|||||Another Suitcase in Another Hall ~ Andrew Lloyd Webber/The Premiere Collection||]|
The link I posted earlier today was inspired by an old school TV program I once saw, about infinity. Throughout the program they kept on showing segments where someone would say:
"'Twas a dark and stormy night, and the storyteller said to his friends, "Gather round and I'll tell you a tale." So the listeners gathered round, and the storyteller said:"
At this point the speaker walked off to one side, revealing another person behind him who repeated the same phrase. Given enough people you could continue this for hours.
Infinity is a strange concept, when you think about it. Many of you will have at some point heard the tale of explaining infinity by picking larger numbers. You think of the largest number you can come up with ("one thousand"), but the other person will always be able to pick a larger number ("one thousand plus one"). This can continue forever, as there's always a larger number ("two thousand! three thousand! one million! one million plus 1! one squillion! one squillion plus 1! ..."). There's a similar trick that can be done with prime numbers, to prove that there is no such thing as an absolute largest prime: multiply all the primes you know, and add 1. Now, if you then divide that number by any of your primes there will always be a remainder of one. Therefore, either this number is itself prime, or you missed out a smaller one. And, of course, this can be applied to the new number as well.
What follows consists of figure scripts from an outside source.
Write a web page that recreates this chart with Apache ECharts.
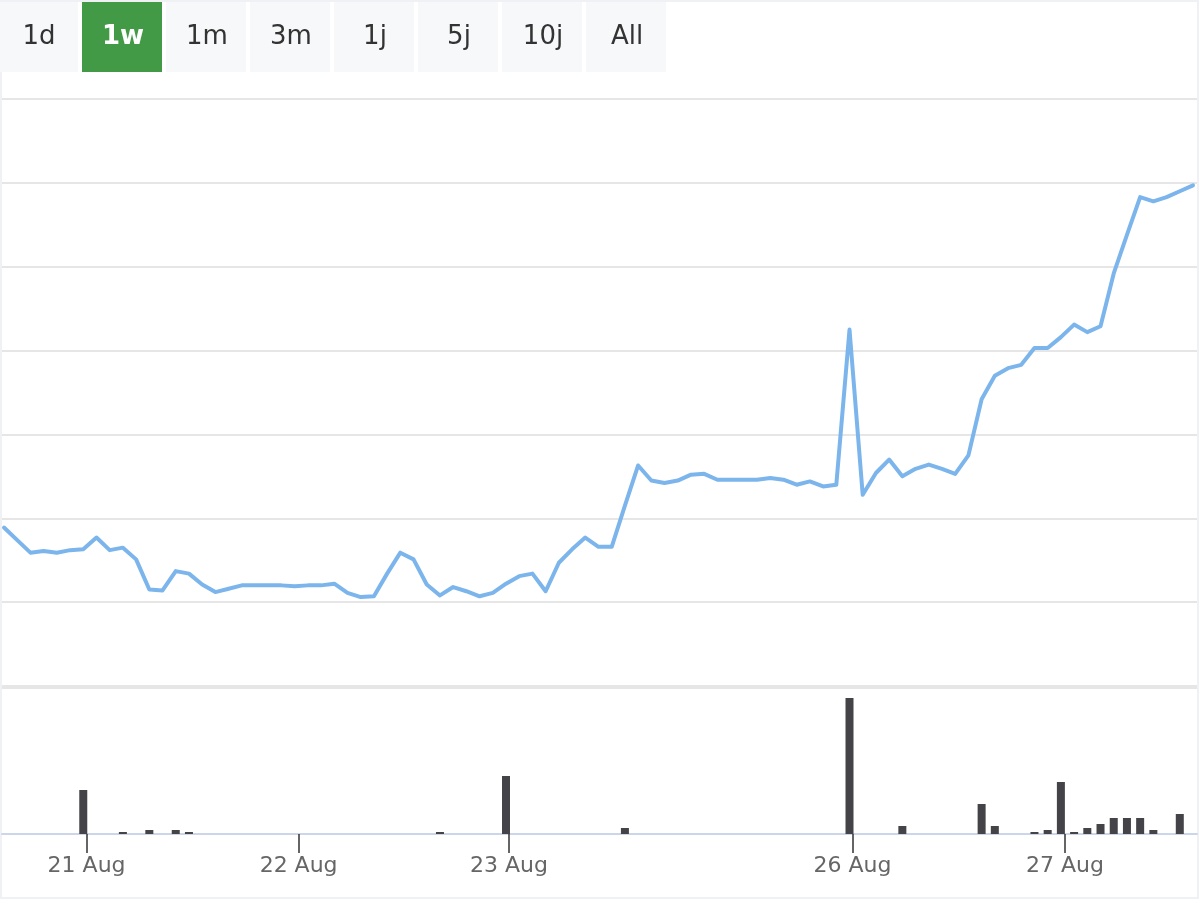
<!DOCTYPE html>
<html>
<head>
<meta charset="utf-8">
<script src="https://cdn.jsdelivr.net/npm/echarts@6/dist/echarts.min.js"></script>
<style>
html,body{margin:0;padding:0;background:#fff;}
#chart{width:1200px;height:900px;}
</style>
</head>
<body>
<div id="chart"></div>
<script>
// Range selector buttons
const buttonLabels = ['1d', '1w', '1m', '3m', '1j', '5j', '10j', 'All'];
const activeButton = '1w';

// Ordinal x axis: one slot per data point (index 0..90); day labels sit between points
const tickPositions = [6.25, 22.3, 38.22, 64.23, 80.31];
const tickLabels = ['21 Aug', '22 Aug', '23 Aug', '26 Aug', '27 Aug'];

// Price (relative units; one gridline step = 1)
const prices = [
  1.89, 1.74, 1.59, 1.61, 1.59, 1.62, 1.63, 1.77, 1.62, 1.65,
  1.51, 1.15, 1.14, 1.37, 1.34, 1.21, 1.12, 1.16, 1.20, 1.20,
  1.20, 1.20, 1.19, 1.20, 1.20, 1.22, 1.11, 1.06, 1.07, 1.34,
  1.59, 1.51, 1.21, 1.08, 1.18, 1.13, 1.07, 1.11, 1.22, 1.31,
  1.34, 1.13, 1.47, 1.63, 1.77, 1.66, 1.66, 2.15, 2.63, 2.45,
  2.42, 2.45, 2.52, 2.53, 2.46, 2.46, 2.46, 2.46, 2.48, 2.46,
  2.40, 2.44, 2.38, 2.40, 4.25, 2.28, 2.54, 2.70, 2.50, 2.59,
  2.64, 2.59, 2.53, 2.75, 3.42, 3.70, 3.79, 3.83, 4.03, 4.03,
  4.16, 4.31, 4.22, 4.29, 4.92, 5.38, 5.83, 5.78, 5.83, 5.90,
  5.97
];

// Volume (relative units)
const volumes = [
  0, 0, 0, 0, 0, 0, 44, 0, 0, 2,
  0, 4, 0, 4, 2, 0, 0, 0, 0, 0,
  0, 0, 0, 0, 0, 0, 0, 0, 0, 0,
  0, 0, 0, 2, 0, 0, 0, 0, 58, 0,
  0, 0, 0, 0, 0, 0, 0, 6, 0, 0,
  0, 0, 0, 0, 0, 0, 0, 0, 0, 0,
  0, 0, 0, 0, 136, 0, 0, 0, 8, 0,
  0, 0, 0, 0, 30, 8, 0, 0, 2, 4,
  52, 2, 6, 10, 16, 16, 16, 4, 0, 20,
  0
];

const priceData = prices.map((v, i) => [i, v]);
const volumeData = volumes.map((v, i) => [i, v]).filter(d => d[1] > 0);

const xMin = -0.1514, xMax = 90.303;

const graphics = [
  {
    type: 'rect', z: 0,
    shape: { x: 1, y: 1, width: 1197, height: 897 },
    style: { fill: 'none', stroke: '#f0f1f4', lineWidth: 2 },
    silent: true
  }
];
buttonLabels.forEach((lab, k) => {
  const active = lab === activeButton;
  graphics.push({
    type: 'rect', z: 10,
    shape: { x: -2 + 84 * k, y: 2, width: 80, height: 70 },
    style: { fill: active ? '#439a46' : '#f7f8fa' }
  });
  graphics.push({
    type: 'text', z: 11,
    x: 39 + 84 * k, y: 37,
    style: {
      text: lab,
      fill: active ? '#ffffff' : '#333333',
      font: (active ? 'bold ' : '') + '26px "DejaVu Sans"',
      align: 'center',
      verticalAlign: 'middle'
    }
  });
});

const chart = echarts.init(document.getElementById('chart'), null, { renderer: 'canvas' });
chart.setOption({
  animation: false,
  backgroundColor: '#ffffff',
  textStyle: { fontFamily: 'DejaVu Sans' },
  graphic: graphics,
  grid: [
    { left: 2, right: 3, top: 99, height: 587 },
    { left: 2, right: 3, top: 688, height: 146 }
  ],
  xAxis: [
    { type: 'value', gridIndex: 0, min: xMin, max: xMax, show: false },
    {
      type: 'value', gridIndex: 1, min: xMin, max: xMax,
      splitLine: { show: false },
      axisLine: { show: true, lineStyle: { color: '#ccd6eb', width: 2 } },
      axisTick: {
        show: true, customValues: tickPositions, length: 19,
        lineStyle: { color: '#333333', width: 1.5 }
      },
      axisLabel: {
        show: true, customValues: tickPositions, margin: 21,
        fontSize: 22, color: '#666666', fontFamily: 'DejaVu Sans',
        formatter: function (v) {
          let best = 0;
          tickPositions.forEach((p, j) => { if (Math.abs(p - v) < Math.abs(tickPositions[best] - v)) best = j; });
          return tickLabels[best];
        }
      }
    }
  ],
  yAxis: [
    {
      type: 'value', gridIndex: 0, min: 0, max: 7, interval: 1,
      axisLine: { show: false }, axisTick: { show: false }, axisLabel: { show: false },
      splitLine: { show: true, lineStyle: { color: '#e6e6e6', width: 2 } }
    },
    {
      type: 'value', gridIndex: 1, min: 0, max: 146, interval: 146,
      axisLine: { show: false }, axisTick: { show: false }, axisLabel: { show: false },
      splitLine: { show: true, lineStyle: { color: '#e6e6e6', width: 2 } }
    }
  ],
  series: [
    {
      type: 'line', xAxisIndex: 0, yAxisIndex: 0,
      data: priceData, showSymbol: false, symbol: 'none',
      lineStyle: { color: '#7cb5ec', width: 4, cap: 'round', join: 'round' },
      z: 5
    },
    {
      type: 'bar', xAxisIndex: 1, yAxisIndex: 1,
      data: volumeData, barWidth: 8,
      itemStyle: { color: '#434348' },
      z: 5
    }
  ]
});
</script>
</body>
</html>
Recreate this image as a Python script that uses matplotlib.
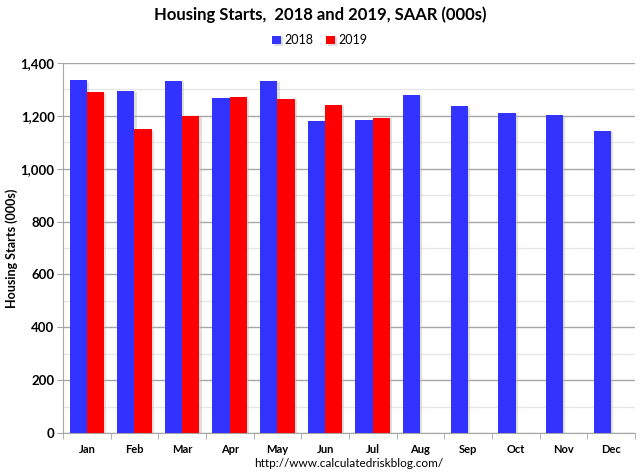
import matplotlib
matplotlib.use("Agg")
import matplotlib.pyplot as plt
import matplotlib.patheffects as pe
import numpy as np
from matplotlib.ticker import MultipleLocator, FuncFormatter

months = ["Jan", "Feb", "Mar", "Apr", "May", "Jun", "Jul", "Aug", "Sep", "Oct", "Nov", "Dec"]
starts_2018 = [1334, 1295, 1332, 1266, 1332, 1179, 1184, 1280, 1236, 1211, 1202, 1143]
starts_2019 = [1290, 1149, 1200, 1270, 1264, 1241, 1192]

plt.rcParams['font.family'] = ['Lato', 'DejaVu Sans']

fig = plt.figure(figsize=(6.4, 4.74), dpi=100)
ax = fig.add_axes([0.0984, 0.0865, 0.8936, 0.7805])

x = np.arange(len(months))
w = 0.363
shadow = [pe.SimplePatchShadow(offset=(1.5, -1), shadow_rgbFace='#BBBBBB', alpha=0.45), pe.Normal()]
b1 = ax.bar(x - w / 2, starts_2018, width=w, color='#3333FF', label='2018', zorder=3)
b2 = ax.bar(np.arange(len(starts_2019)) + w / 2, starts_2019, width=w, color='#FF0000', label='2019', zorder=3)
for b in list(b1) + list(b2):
    b.set_path_effects(shadow)

ax.set_xlim(-0.5, 11.5)
ax.set_ylim(0, 1400)
ax.yaxis.set_major_locator(MultipleLocator(200))
ax.yaxis.set_minor_locator(MultipleLocator(100))
ax.yaxis.set_major_formatter(FuncFormatter(lambda v, p: f"{int(v):,}"))
ax.grid(axis='y', which='major', color='#A6A6A6', linewidth=1.0, zorder=0)
ax.grid(axis='y', which='minor', color='#E6E6E6', linewidth=1.0, zorder=0)
ax.set_axisbelow(True)

ax.set_xticks(x)
ax.set_xticklabels(months, fontsize=8, fontweight='bold')
ax.set_xticks(np.arange(-0.5, 12.0, 1.0), minor=True)
ax.tick_params(axis='x', which='major', length=0, pad=8)
ax.tick_params(axis='x', which='minor', length=4, color='#A6A6A6', direction='out')
ax.tick_params(axis='y', which='major', length=4, color='#A6A6A6', labelsize=9.5, pad=2)
ax.tick_params(axis='y', which='minor', length=0)
for lab in ax.get_yticklabels():
    lab.set_fontweight('bold')

for s in ['top', 'right']:
    ax.spines[s].set_visible(False)
for s in ['left', 'bottom']:
    ax.spines[s].set_color('#A6A6A6')

ax.set_ylabel("Housing Starts (000s)", fontsize=9, fontweight='bold')
ax.yaxis.set_label_coords(-0.079, 0.5)

fig.text(0.5, 0.968, "Housing Starts,  2018 and 2019, SAAR (000s)", ha='center', va='center',
         fontsize=12, fontweight='bold')
fig.legend(handles=[b1, b2], labels=['2018', '2019'], loc='center', bbox_to_anchor=(0.5, 0.915),
           ncol=2, frameon=False, fontsize=9, handlelength=0.7, handleheight=0.7,
           handletextpad=0.3, columnspacing=1.0)
fig.text(0.545, 0.022, "http://www.calculatedriskblog.com/", ha='center', va='center', fontsize=8.5)

fig.savefig("out.png", dpi=100)
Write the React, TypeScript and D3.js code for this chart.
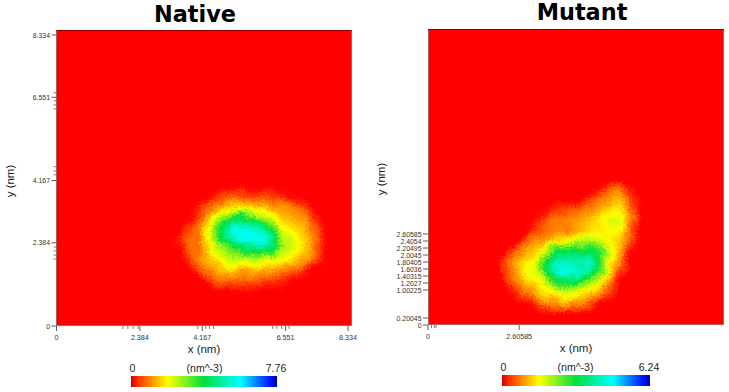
import React from "react";
import * as d3 from "d3";

// density grids (nm^-3); rows run from high y to low y
const nativeGrid: number[][] = [
  [0,0,0,0,0,0,0,0,0,0,0,0,0,0,0,0,0],
  [0,0,0,0,.1,.5,.8,.9,.6,.7,.5,.3,.1,0,0,0,0],
  [0,0,0,.2,.9,1.3,1.6,1.7,1.5,1.4,1.2,1.2,1.0,.5,0,0,0],
  [0,0,.1,.8,1.5,2.6,3.8,4.2,3.6,2.8,2.1,1.5,1.3,1.1,.3,0,0],
  [0,0,.6,1.1,2.2,4.2,5.6,5.6,5.3,4.8,3.5,2.1,1.7,1.5,.7,0,0],
  [0,.2,.9,.9,2.2,4.0,5.3,5.8,5.9,5.7,4.6,2.6,2.1,1.6,.9,0,0],
  [0,.1,.8,.9,2,2.6,3.2,3.8,4.5,4.6,4.0,2.6,2.1,1.7,.9,0,0],
  [0,0,.4,1.2,1.5,2.1,2.4,2.6,2.5,2.4,2.2,2,1.6,1.3,.6,0,0],
  [0,0,0,.7,1.2,1.5,1.7,1.3,1.4,1.3,1.3,1.1,.9,.4,0,0,0],
  [0,0,0,0,.4,.8,.9,.9,.9,.7,.5,.3,0,0,0,0,0],
  [0,0,0,0,0,0,0,0,0,0,0,0,0,0,0,0,0],
  [0,0,0,0,0,0,0,0,0,0,0,0,0,0,0,0,0],
];
const mutantGrid: number[][] = [
  [0,0,0,0,0,0,0,0,0,0,0,0,0,0],
  [0,0,0,0,0,0,0,0,0,.1,.6,.7,.1,0],
  [0,0,0,0,0,0,0,0,.4,.8,1,1.2,.5,0],
  [0,0,0,0,.1,.3,.5,.7,.9,1.1,1.4,1.5,.8,0],
  [0,0,0,.2,.6,.8,.9,1,1.2,1.4,1.9,1.8,.9,0],
  [0,0,0,.5,.8,.9,.8,1.1,1.4,1.5,1.6,1.5,.6,0],
  [0,0,.5,.9,1,1.4,1.8,2.1,2.1,1.9,1.5,1.3,.4,0],
  [0,.7,1.1,1.4,2.3,3.2,3.3,3.3,3.3,3,1.9,1.1,.1,0],
  [.4,1.1,1.5,1.8,3.3,4.2,4.3,4,4.3,3.1,1.6,.7,0,0],
  [.4,1,1.6,1.8,3.1,4.5,4.5,4.3,3.9,2.6,1.4,.4,0,0],
  [0,.7,1.2,1.5,2,2.9,3.2,2.9,2.2,1.6,.9,0,0,0],
  [0,.3,.7,1,1.4,1.7,1.8,1.6,1.3,.9,.3,0,0,0],
  [0,0,.1,.5,.8,1,1,.8,.6,.1,0,0,0,0],
  [0,0,0,0,0,0,0,0,0,0,0,0,0,0],
];
const gridStepNm = 0.3;
const nativeGridOrigin = [3.2, 4.0];
const mutantGridOrigin = [2.2, 4.2];

const domainMax = 8.334;
const nativeMax = 7.76;
const mutantMax = 6.24;

const nativeTicks = [0, 2.384, 4.167, 6.551, 8.334];
const nativeTickLabels = ["0", "2.384", "4.167", "6.551", "8.334"];
const nativeXMinor = [1.9, 2.04, 2.19, 2.33, 4.04, 4.27, 4.37, 4.49, 6.18, 6.3, 6.44, 6.65];
const nativeYMinor = [1.92, 2.03, 2.15, 2.26, 4.33, 4.44, 4.56, 6.22, 6.33, 6.45, 6.68];

const mutantYTicks = [0, 0.20045, 1.00225, 1.2027, 1.40315, 1.6036, 1.80405, 2.0045, 2.20495, 2.4054, 2.60585];
const mutantYLabels = ["0", "0.20045", "1.00225", "1.2027", "1.40315", "1.6036", "1.80405", "2.0045", "2.20495", "2.4054", "2.60585"];
const mutantXTicks = [0, 2.60585];
const mutantXLabels = ["0", "2.60585"];
const mutantXMinor = [0.1, 0.18, 0.23];
const mutantYMinor: number[] = [];

const colorStops = [0, 0.25, 0.5, 0.75, 0.97, 1];
const colorValues = ["#ff0000", "#ffff00", "#00e040", "#00ffff", "#0000ff", "#0000b0"];
const rainbow = d3.scaleLinear<string>().domain(colorStops).range(colorValues).interpolate(d3.interpolateRgb as any);

const TICK_FONT = "'Liberation Sans', Arial, sans-serif";

interface PanelProps {
  id: string; title: string; titleX: number; titleY: number; titleSize: number;
  imgX: [number, number]; imgY: [number, number]; x0: number; y0: number;
  grid: number[][]; origin: number[]; maxV: number;
  xTicks: number[]; xLabels: string[]; yTicks: number[]; yLabels: string[];
  xMinor: number[]; yMinor: number[];
  xLabelX: number; xLabelY: number; yLabelX: number; yLabelY: number;
  barX: [number, number]; barY: number;
}

function Panel(p: PanelProps) {
  const x = d3.scaleLinear().domain([0, domainMax]).range([p.x0, p.x0 + 291.5]);
  const y = d3.scaleLinear().domain([0, domainMax]).range([p.y0, p.y0 - 291]);
  const rows = p.grid.length, cols = p.grid[0].length;
  const values = p.grid.flat();
  const thresholds = d3.range(0.06, p.maxV * 0.82, p.maxV / 90);
  const contours = d3.contours().size([cols, rows]).thresholds(thresholds)(values);
  const path = d3.geoPath(d3.geoTransform({
    point(this: any, gx: number, gy: number) {
      this.stream.point(
        x(p.origin[0] + (gx - 0.5) * gridStepNm),
        y(p.origin[1] - (gy - 0.5) * gridStepNm),
      );
    },
  }));
  const w = p.imgX[1] - p.imgX[0], h = p.imgY[1] - p.imgY[0];
  const gradId = `grad-${p.id}`;
  const gradStops = d3.range(0, 1.0001, 0.05);
  const barW = p.barX[1] - p.barX[0];
  return (
    <g>
      <defs>
        <clipPath id={`clip-${p.id}`}><rect x={p.imgX[0]} y={p.imgY[0]} width={w} height={h} /></clipPath>
        <filter id={`speck-${p.id}`} x="0" y="0" width="1" height="1" filterUnits="objectBoundingBox" colorInterpolationFilters="sRGB">
          <feTurbulence type="fractalNoise" baseFrequency="0.08" numOctaves={2} seed={p.id === "n" ? 4 : 9} result="low" />
          <feDisplacementMap in="SourceGraphic" in2="low" scale={9} xChannelSelector="R" yChannelSelector="G" result="a" />
          <feTurbulence type="fractalNoise" baseFrequency="0.55" numOctaves={2} seed={p.id === "n" ? 7 : 3} result="high" />
          <feDisplacementMap in="a" in2="high" scale={9} xChannelSelector="G" yChannelSelector="R" result="b" />
          <feGaussianBlur in="b" stdDeviation={0.6} />
        </filter>
        <linearGradient id={gradId}>
          <stop offset={0} stopColor="#d00000" />
          {gradStops.slice(1).map((s) => <stop key={s} offset={s} stopColor={rainbow(s)} />)}
        </linearGradient>
      </defs>
      <text x={p.titleX} y={p.titleY} textAnchor="middle" fontFamily="'DejaVu Sans'" fontWeight="bold" fontSize={p.titleSize} fill="#000">{p.title}</text>
      <rect x={p.imgX[0]} y={p.imgY[0]} width={w} height={h} fill="#ff0000" />
      <g clipPath={`url(#clip-${p.id})`}>
        <g filter={`url(#speck-${p.id})`}>
          <rect x={p.imgX[0]} y={p.imgY[0]} width={w} height={h} fill="#ff0000" />
          {contours.map((c, i) => (
            <path key={i} d={path(c as any) || ""} fill={rainbow(c.value / p.maxV)} />
          ))}
        </g>
      </g>
      <rect x={p.imgX[0] + 0.5} y={p.imgY[0] + 0.5} width={w - 1} height={h - 1} fill="none" stroke="#b06060" strokeWidth={1} />
      <line x1={p.imgX[0]} x2={p.imgX[1]} y1={p.imgY[0] + 0.5} y2={p.imgY[0] + 0.5} stroke="#900000" />
      {p.xTicks.map((t, i) => (
        <g key={i}>
          <line x1={x(t)} x2={x(t)} y1={p.y0} y2={p.y0 + 5} stroke="#333" strokeWidth={0.8} />
          <text x={x(t)} y={p.y0 + 14} textAnchor="middle" fontFamily={TICK_FONT} fontSize={7.2} fill="#333">{p.xLabels[i]}</text>
        </g>
      ))}
      {p.xMinor.map((t) => <line key={t} x1={x(t)} x2={x(t)} y1={p.y0} y2={p.y0 + 3} stroke="#444" strokeWidth={0.7} />)}
      {p.yTicks.map((t, i) => (
        <g key={i}>
          <line x1={p.x0 - 5} x2={p.x0} y1={y(t)} y2={y(t)} stroke="#333" strokeWidth={0.8} />
          <text x={p.x0 - 6.5} y={y(t) + 2.5} textAnchor="end" fontFamily={TICK_FONT} fontSize={6.9} fill="#333">{p.yLabels[i]}</text>
        </g>
      ))}
      {p.yMinor.map((t) => <line key={t} x1={p.x0 - 3} x2={p.x0} y1={y(t)} y2={y(t)} stroke="#444" strokeWidth={0.7} />)}
      <text x={p.xLabelX} y={p.xLabelY} textAnchor="middle" fontFamily={TICK_FONT} fontSize={11.5} fill="#222">x (nm)</text>
      <text transform={`translate(${p.yLabelX},${p.yLabelY}) rotate(-90)`} textAnchor="middle" fontFamily={TICK_FONT} fontSize={11.5} fill="#222">y (nm)</text>
      <rect x={p.barX[0]} y={p.barY} width={barW} height={11} fill={`url(#${gradId})`} />
      <text x={p.barX[0] + 1.5} y={p.barY - 4} textAnchor="middle" fontFamily={TICK_FONT} fontSize={10.5} fill="#222">0</text>
      <text x={p.barX[0] + 73.5} y={p.barY - 4} textAnchor="middle" fontFamily={TICK_FONT} fontSize={10.5} fill="#222">(nm^-3)</text>
      <text x={p.barX[1] - 1} y={p.barY - 4} textAnchor="middle" fontFamily={TICK_FONT} fontSize={10.5} fill="#222">{p.maxV.toFixed(2)}</text>
    </g>
  );
}

export default function App() {
  return (
    <svg width={729} height={392} viewBox="0 0 729 392" style={{ position: "absolute", left: 0, top: 0, background: "#fff" }}>
      <Panel id="n" title="Native" titleX={195} titleY={22} titleSize={22.4}
        imgX={[56, 352]} imgY={[30, 326]} x0={56.5} y0={326}
        grid={nativeGrid} origin={nativeGridOrigin} maxV={nativeMax}
        xTicks={nativeTicks} xLabels={nativeTickLabels} yTicks={nativeTicks} yLabels={nativeTickLabels}
        xMinor={nativeXMinor} yMinor={nativeYMinor}
        xLabelX={204} xLabelY={353} yLabelX={14} yLabelY={181}
        barX={[131, 277]} barY={376} />
      <Panel id="m" title="Mutant" titleX={582} titleY={20} titleSize={22.4}
        imgX={[428, 724]} imgY={[29, 325]} x0={428} y0={325}
        grid={mutantGrid} origin={mutantGridOrigin} maxV={mutantMax}
        xTicks={mutantXTicks} xLabels={mutantXLabels} yTicks={mutantYTicks} yLabels={mutantYLabels}
        xMinor={mutantXMinor} yMinor={mutantYMinor}
        xLabelX={576} xLabelY={352} yLabelX={385} yLabelY={179}
        barX={[502, 650]} barY={375} />
    </svg>
  );
}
Once you get close to infinity, other stuff becomes strange as well. Here's another example from that TV program:
Start by imagining an infinitely long straight line. That's reasonably easy to come up with, and to comprehend. Let's look at a bit in the middle of it, say a yard long (no particular reason). Now imagine a circle just above the line, with a diameter of a yard. It's clearly a circle: you can easily see the curvature of it.
Now make that circle bigger, but still concentrating only on a section of it about a yard across. Twice as big? Still a circle. Ten times as big: well, it's less curved than it was but it's definitely circular.
As the circle gets larger and larger the small bit you're looking at becomes flatter and flatter. At some point, the small section you're imagining will be so flat and straight that it looks just like the infinitely long straight line we came up with earlier.
Now, do you have two infinitely long straight lines, two infinitely large circles, or one of each? Do both even exist as separate things?